Optimal window is 12–36 months post-bottling. After 48 months, oxidation becomes dominant. Always verify the bottling date stamped on the crown cap—do not rely on release month alone. Store upright at 52–55°F, away from light and vibration. - Is the ‘barnyard’ aroma in Vol.12 a flaw?
No. The low-level 4-ethyl phenol (4-EP) characteristic of Brett. bruxellensis Trois is intentional and balanced here. It should read as damp hay or leather—not manure or band-aid. If you detect sharp acetone or vinegar, the bottle may be contaminated or overheated during storage. - Can I serve Vol.12 with dessert?

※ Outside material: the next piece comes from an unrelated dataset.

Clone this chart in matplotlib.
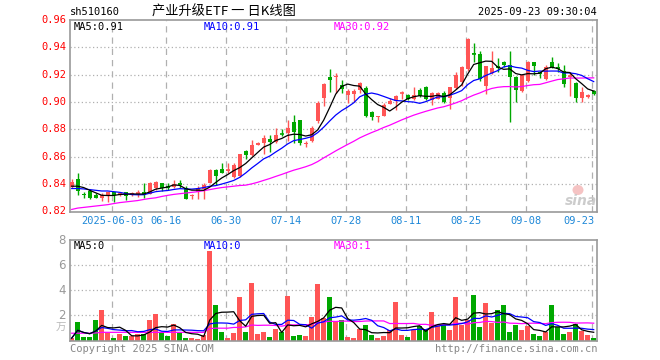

Yes—but choose wisely. Avoid caramel-heavy or molasses-based desserts (they compete with malt). Instead, pair with poached pears in ginger syrup, walnut baklava (low-honey version), or a dark chocolate tart with sea salt. Serve the beer at 54°F and the dessert at room temperature for optimal contrast. - Why doesn’t Vol.12 taste strongly of bourbon?
Because it uses second-fill barrels (previously holding 4-year bourbon), not virgin oak. First-fill barrels impart intense vanillin and ethanol; second-fill contributes tannin structure and subtle oak lactones without spirit dominance—a choice aligned with English barleywine restraint, not American barrel-forwardness.